Pedagogical principles and methodology

Since the lessons can be used freely by the teachers and integrated in their own practice, every teacher can follow his/her own pedagogical principles, methodological assumptions and usual practices. Nevertheless, we offer a certain pedagogical approach here that is suitable to the materials and could be followed by teachers as a conceptual framework. Our main assumption is that by getting to know figures, people, phenomena, groups events, texts,and processes of the past in relation to cultural opposition, contemporary youth can acquire  attitudes, knowledge and skills that are relevant today. Studying history might help students to view their present in a different way. The lessons facilitate interpretations, and interpreting means taking a critical approach to our present and past. It comprises an attitude of researching, questioning and skills of critical thinking. It’s for this reason that the lessons represent the complexity of situations, dilemmas and possible interpretations. They do not want to transmit a unique and unilateral view of the events. They raise questions and actively involve students in finding connections between past stories and their present reality. It is crucial to the educational process behind the lessons that students are actively facilitated by teachers. Our concept is based on action-based pedagogy; we see students as active agents who are also embedded in their own context just as the people presented in the lessons. This results in positive tension between people’s agency, their capacity to act proactively and their embeddedness in their socio-cultural context with its limitations and possibilities, and with its points of reference that frame people’s perspectives and ways of thinking. Teachers might exploit this tension productively by highlighting the similarities and differences of past and present historical situations, thereby enhancing their students social competencies. The students might look at their own reality in this complex way, and discover how they connect with  their socio-cultural context. In addition, with the help of the teachers, the students can gain relevant knowledge for themselves, assume skills of interpreting sources, and reflect on their reality in order to be proactive citizens.
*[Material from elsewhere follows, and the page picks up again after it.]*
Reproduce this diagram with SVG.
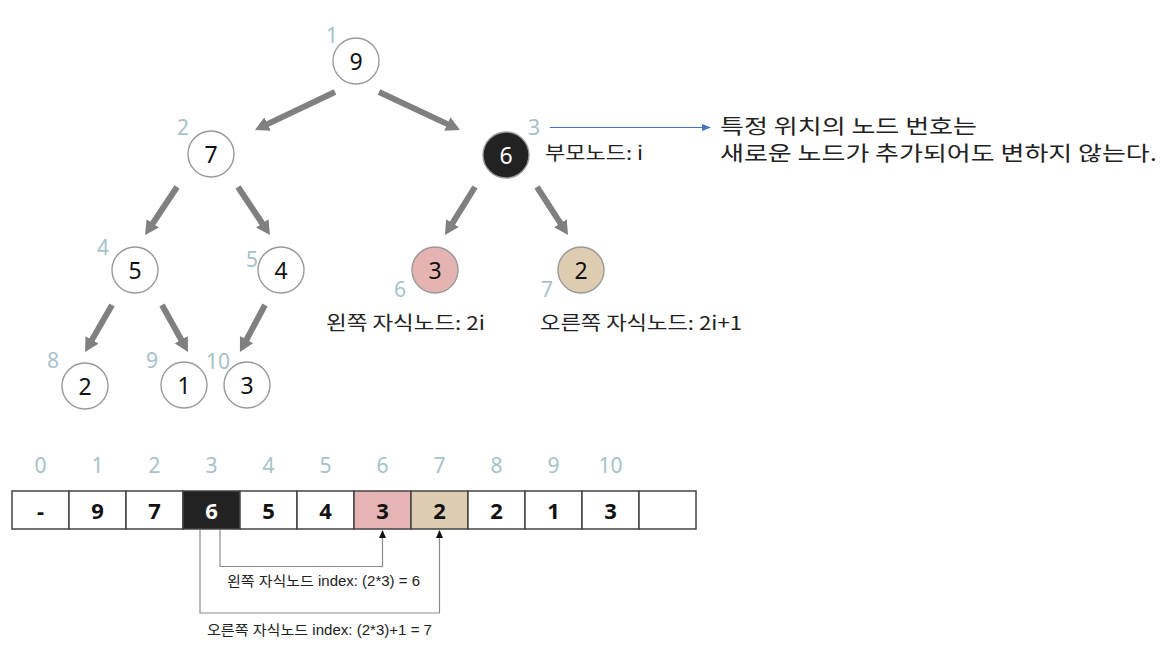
<svg xmlns="http://www.w3.org/2000/svg" width="1166" height="668" viewBox="0 0 1166 668">
<style>
.node{fill:#ffffff;stroke:#9a9a9a;stroke-width:1.4}
.nv{font-family:"Noto Sans","Open Sans",sans-serif;font-size:23px;fill:#111;text-anchor:middle}
.idx{font-family:"Noto Sans","Open Sans",sans-serif;font-size:21px;fill:#a5c3c9;text-anchor:middle}
.ko{font-family:"Noto Sans CJK KR","Noto Sans",sans-serif;fill:#222}
.sm{font-family:"Liberation Sans","Noto Sans CJK KR",sans-serif;font-size:14px;fill:#222}
.cell{fill:#ffffff;stroke:#444;stroke-width:1.5}
.cv{font-family:"Noto Sans","Open Sans",sans-serif;font-size:22px;font-weight:bold;fill:#111;text-anchor:middle}
.thick{stroke:#808080;stroke-width:6;fill:none;marker-end:url(#big)}
.thin{stroke:#8c8c8c;stroke-width:1.2;fill:none;marker-end:url(#small)}
</style>
<defs>
<marker id="big" markerUnits="userSpaceOnUse" markerWidth="15" markerHeight="15" refX="2" refY="7.5" orient="auto">
<path d="M0,0 L14,7.5 L0,15 z" fill="#808080"/>
</marker>
<marker id="small" markerUnits="userSpaceOnUse" markerWidth="8" markerHeight="8" refX="7" refY="3.5" orient="auto">
<path d="M0,0 L8,3.5 L0,7 z" fill="#111"/>
</marker>
<marker id="blue" markerUnits="userSpaceOnUse" markerWidth="9" markerHeight="8" refX="8" refY="3.5" orient="auto">
<path d="M0,0 L9,3.5 L0,7 z" fill="#4472c4"/>
</marker>
</defs>
<rect width="1166" height="668" fill="#ffffff"/>

<g id="connectors">
<line class="thick" x1="335" y1="92" x2="265.8" y2="124.9"/>
<line class="thick" x1="379" y1="92" x2="449.1" y2="124.9"/>
<line class="thick" x1="177" y1="187" x2="151.7" y2="225"/>
<line class="thick" x1="238" y1="187" x2="263.3" y2="225"/>
<line class="thick" x1="475" y1="187" x2="451.4" y2="224.8"/>
<line class="thick" x1="537" y1="187" x2="561.5" y2="224.9"/>
<line class="thick" x1="112" y1="305" x2="91" y2="341.6"/>
<line class="thick" x1="162" y1="305" x2="182.2" y2="341.5"/>
<line class="thick" x1="265" y1="305" x2="245.6" y2="341.4"/>
<line x1="550" y1="127.5" x2="710" y2="127.5" stroke="#4472c4" stroke-width="1.2" marker-end="url(#blue)"/>
<path class="thin" d="M220,530 V566.5 H382.5 V531"/>
<path class="thin" d="M200,530 V613 H439.5 V531"/>
</g>

<g id="node1"><circle class="node" cx="356" cy="61" r="23"/><text class="nv" x="356" y="69.5">9</text><text class="idx" x="332" y="43">1</text></g>
<g id="node2"><circle class="node" cx="211" cy="154" r="23"/><text class="nv" x="211" y="162.5">7</text><text class="idx" x="183" y="135">2</text></g>
<g id="node3"><circle cx="506" cy="155" r="23" fill="#222" stroke="#9a9a9a" stroke-width="1.4"/><text class="nv" x="506" y="163.5" style="fill:#fff">6</text><text class="idx" x="534" y="135">3</text></g>
<g id="node4"><circle class="node" cx="135" cy="270" r="23"/><text class="nv" x="135" y="278.5">5</text><text class="idx" x="103" y="255">4</text></g>
<g id="node5"><circle class="node" cx="281" cy="270" r="23"/><text class="nv" x="281" y="278.5">4</text><text class="idx" x="252" y="267">5</text></g>
<g id="node6"><circle cx="435" cy="270" r="23" fill="#e6b3b3" stroke="#9a9a9a" stroke-width="1.4"/><text class="nv" x="435" y="278.5">3</text><text class="idx" x="400" y="297">6</text></g>
<g id="node7"><circle cx="581" cy="270" r="23" fill="#dfcdb1" stroke="#9a9a9a" stroke-width="1.4"/><text class="nv" x="581" y="278.5">2</text><text class="idx" x="547" y="297">7</text></g>
<g id="node8"><circle class="node" cx="85" cy="386" r="23"/><text class="nv" x="85" y="394.5">2</text><text class="idx" x="53" y="368">8</text></g>
<g id="node9"><circle class="node" cx="184" cy="385" r="23"/><text class="nv" x="184" y="393.5">1</text><text class="idx" x="152" y="368">9</text></g>
<g id="node10"><circle class="node" cx="247" cy="385" r="23"/><text class="nv" x="247" y="393.5">3</text><text class="idx" x="218" y="369">10</text></g>

<g id="labels">
<text class="ko" x="545" y="160" font-size="19" textLength="98" lengthAdjust="spacingAndGlyphs">부모노드: i</text>
<text class="ko" x="326" y="330" font-size="19" textLength="159" lengthAdjust="spacingAndGlyphs">왼쪽 자식노드: 2i</text>
<text class="ko" x="540" y="330" font-size="19" textLength="202" lengthAdjust="spacingAndGlyphs">오른쪽 자식노드: 2i+1</text>
<text class="ko" x="720" y="134" font-size="20.5" textLength="257" lengthAdjust="spacingAndGlyphs">특정 위치의 노드 번호는</text>
<text class="ko" x="720" y="161" font-size="20.5" textLength="437" lengthAdjust="spacingAndGlyphs">새로운 노드가 추가되어도 변하지 않는다.</text>
<text class="sm" x="227" y="586" textLength="193" lengthAdjust="spacingAndGlyphs">왼쪽 자식노드 index: (2*3) = 6</text>
<text class="sm" x="207" y="635" textLength="225" lengthAdjust="spacingAndGlyphs">오른쪽 자식노드 index: (2*3)+1 = 7</text>
</g>

<g id="array">
<text class="idx" font-size="22" x="40.5" y="473">0</text>
<text class="idx" font-size="22" x="97.5" y="473">1</text>
<text class="idx" font-size="22" x="154.5" y="473">2</text>
<text class="idx" font-size="22" x="211.5" y="473">3</text>
<text class="idx" font-size="22" x="268.5" y="473">4</text>
<text class="idx" font-size="22" x="325.5" y="473">5</text>
<text class="idx" font-size="22" x="382.5" y="473">6</text>
<text class="idx" font-size="22" x="439.5" y="473">7</text>
<text class="idx" font-size="22" x="496.5" y="473">8</text>
<text class="idx" font-size="22" x="553.5" y="473">9</text>
<text class="idx" font-size="22" x="610.5" y="473">10</text>
<rect class="cell" x="12" y="491" width="57" height="38"/>
<rect class="cell" x="69" y="491" width="57" height="38"/>
<rect class="cell" x="126" y="491" width="57" height="38"/>
<rect x="183" y="491" width="57" height="38" fill="#222" stroke="#444" stroke-width="1.5"/>
<rect class="cell" x="240" y="491" width="57" height="38"/>
<rect class="cell" x="297" y="491" width="57" height="38"/>
<rect x="354" y="491" width="57" height="38" fill="#e6b4b4" stroke="#444" stroke-width="1.5"/>
<rect x="411" y="491" width="57" height="38" fill="#dfcdb1" stroke="#444" stroke-width="1.5"/>
<rect class="cell" x="468" y="491" width="57" height="38"/>
<rect class="cell" x="525" y="491" width="57" height="38"/>
<rect class="cell" x="582" y="491" width="57" height="38"/>
<rect class="cell" x="639" y="491" width="57" height="38"/>
<text class="cv" x="40.5" y="519">-</text>
<text class="cv" x="97.5" y="519">9</text>
<text class="cv" x="154.5" y="519">7</text>
<text class="cv" x="211.5" y="519" style="fill:#fff">6</text>
<text class="cv" x="268.5" y="519">5</text>
<text class="cv" x="325.5" y="519">4</text>
<text class="cv" x="382.5" y="519">3</text>
<text class="cv" x="439.5" y="519">2</text>
<text class="cv" x="496.5" y="519">2</text>
<text class="cv" x="553.5" y="519">1</text>
<text class="cv" x="610.5" y="519">3</text>
</g>
</svg>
It is also important to mention the connection of the materials to the school curriculum. There are fundamentally different school curricula in the different countries. The lessons can be integrated into the school curriculum, especially where the curriculum of history and literature include the era of state socialism, but they might also be used as materials that go beyond the official curriculum, and could be used in relation to different school subjects and classes, for example art related classes, ethics or civic education classes, as well as other educational activities, such as projects, thematic weeks in schools, school or class trips and excursions, etc. It is the teachers’ responsibility to adapt the lessons and games to the different curriculum content and to the different situations. We don’t recommend offering the text of the lessons to the students without any guidance, but after the teachers’ introduction and with the teachers’ help, the materials, the Registry, the tasks and the games could be used by students on their own.
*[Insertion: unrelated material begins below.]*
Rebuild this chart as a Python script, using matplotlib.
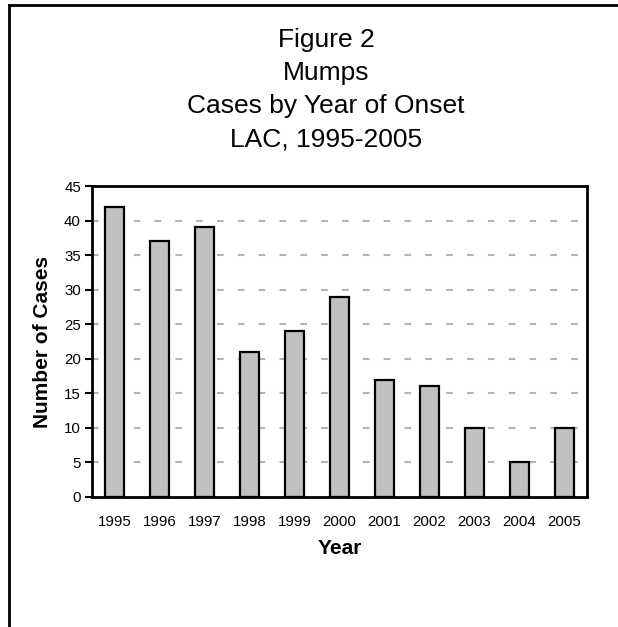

The structure of the lessons

 Every lesson on the website has the same structure. This final part of this short guide presents the different sections of each lesson while describing their role.
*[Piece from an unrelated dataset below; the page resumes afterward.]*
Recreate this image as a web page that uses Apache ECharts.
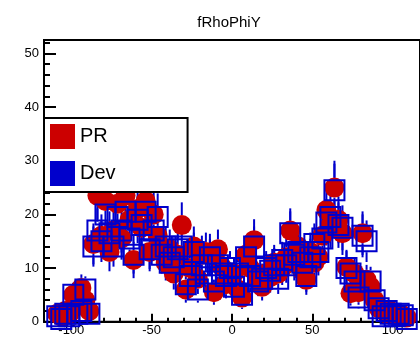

  • A short introduction presents the topic of the lesson. It summarizes the content in 2-3 sentences. On the website, this brief summary appears next to the title, helping the users understand the topic of the class.
  • The important concepts of the lesson are listed. They are not explained here, and sometimes are not precisely defined in the text either, but they are crucial to understanding the topic. So the teacher should explain them, or the students should try to define them during the education process or by searching on the internet with the help of the teacher.
  • The suggested competencies at the beginning of the lesson are the learning outcomes that students might achieve as a result of the lesson activities: reading the texts, searching in the Registry, completing the tasks, taking part in the games and talking about the topics with their teacher and peers. The activities are ideally led or facilitated by the teacher, so he or she should have these (possible) outcomes in mind, and of course can add others too, according to the activities of the class. The competencies represent an important educational approach that is in relation to the activity-based pedagogy of the Courage lessons: it suggests that the teacher should think of the lesson not only as a topic to deal with but as a journey that develops different knowledge, attitudes and skills of the students through their own learning process. It is useful to have these learning outcomes in mind when planning the educational process, instead of just the knowledge-based content of the lesson.
  • The main text of the lesson is similar to the text of a course book, but with more interactive elements. The topics are divided into chapters. After some preparation, the teacher could have the students read the chapter, but it is recommended that he or she also presents the content or parts of the text. After the teacher’s explanation, the students will be able to return to the text and should find it easier to work on. The text itself is partly a presentation of historical facts, people, processes and sources that summarizes and explain the topic in an understandable way, but they also often invite the students to think or to look up the content of the Registry. The teacher can use the text and its questions to facilitate individual work, group discussions or classroom conversations. The Registry and its links are an inherent part of the lessons, and they offer much richer material to study than the text of the lesson itself. It also provides the students with infinite possibilities to search and deepen their knowledge through the different collections presented. Depending on the time available, after the presentation and/or individual reading of the students, the teacher can work together with the students in the Registry during the class: searching, reading, interpreting alternating individual, pair, group, and whole class work, and then he or she can give more (different) tasks to the students for using the Registry individually or in groups (as homework or project work). Some of the tasks at the end of the lessons are examples of how the Registry can be exploited for further learning. Ideally, the students will enjoy using the lessons, the Registry and the website, and the more their enjoyment grows, the more they will continue their research and learning after class. This whole process described here can be very different, for example if the teacher uses the materials for a project or during a school trip, etc. This description (and the lesson itself) is only a blueprint of a possible path.
  • The tasks offer only some examples of how the students’ activity and learning process can be facilitated. They are usually in relation to the Registry and/or to the students’ own context. The teachers can give these or prepare similar or different tasks for their students knowing their circumstances, needs and competencies. It is important to think of activities and tasks when planning the process, since the competencies in relation to the lessons can be achieved through the activities and not simply through the reading of the text. These latter should be planned according to the competencies that the teacher would like to focus on.
  • The experts prepared some additional H5P tasks (games) that are uploaded in the Playground of the website. The teachers might use them for checking the students’ knowledge, but they are mainly for individual use. The students can play with them, in the process consolidating their knowledge.